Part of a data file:
= = = = = = =

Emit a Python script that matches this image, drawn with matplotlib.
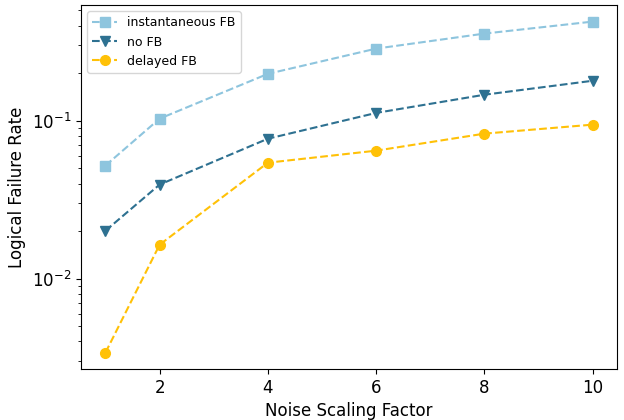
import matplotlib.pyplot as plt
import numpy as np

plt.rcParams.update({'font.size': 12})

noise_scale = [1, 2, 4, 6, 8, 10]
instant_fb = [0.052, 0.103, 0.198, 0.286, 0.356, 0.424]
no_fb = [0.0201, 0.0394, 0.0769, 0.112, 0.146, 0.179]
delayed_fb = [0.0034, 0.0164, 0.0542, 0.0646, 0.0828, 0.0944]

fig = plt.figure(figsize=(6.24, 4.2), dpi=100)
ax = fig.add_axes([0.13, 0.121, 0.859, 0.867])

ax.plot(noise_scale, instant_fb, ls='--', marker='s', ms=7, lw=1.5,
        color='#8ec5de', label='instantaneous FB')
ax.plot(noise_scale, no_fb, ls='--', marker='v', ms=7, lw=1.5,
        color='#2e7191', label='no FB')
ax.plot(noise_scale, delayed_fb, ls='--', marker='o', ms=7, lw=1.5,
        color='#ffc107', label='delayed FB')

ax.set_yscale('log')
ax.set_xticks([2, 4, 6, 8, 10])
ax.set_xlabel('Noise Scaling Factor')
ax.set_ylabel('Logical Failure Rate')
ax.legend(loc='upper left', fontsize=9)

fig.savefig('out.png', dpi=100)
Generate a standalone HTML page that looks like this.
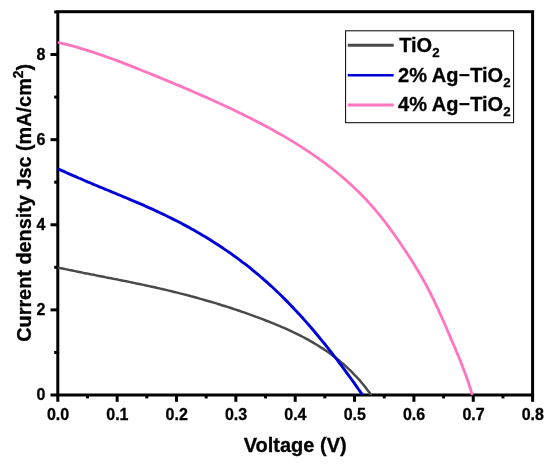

= = = = = = =

Set down all the data again exactly as above, pictures excluded.

Emit a Python script that matches this image, drawn with matplotlib.
import matplotlib.pyplot as plt
import numpy as np

plt.rcParams.update({'font.size': 12})

noise_scale = [1, 2, 4, 6, 8, 10]
instant_fb = [0.052, 0.103, 0.198, 0.286, 0.356, 0.424]
no_fb = [0.0201, 0.0394, 0.0769, 0.112, 0.146, 0.179]
delayed_fb = [0.0034, 0.0164, 0.0542, 0.0646, 0.0828, 0.0944]

fig = plt.figure(figsize=(6.24, 4.2), dpi=100)
ax = fig.add_axes([0.13, 0.121, 0.859, 0.867])

ax.plot(noise_scale, instant_fb, ls='--', marker='s', ms=7, lw=1.5,
        color='#8ec5de', label='instantaneous FB')
ax.plot(noise_scale, no_fb, ls='--', marker='v', ms=7, lw=1.5,
        color='#2e7191', label='no FB')
ax.plot(noise_scale, delayed_fb, ls='--', marker='o', ms=7, lw=1.5,
        color='#ffc107', label='delayed FB')

ax.set_yscale('log')
ax.set_xticks([2, 4, 6, 8, 10])
ax.set_xlabel('Noise Scaling Factor')
ax.set_ylabel('Logical Failure Rate')
ax.legend(loc='upper left', fontsize=9)

fig.savefig('out.png', dpi=100)
Generate a standalone HTML page that looks like this.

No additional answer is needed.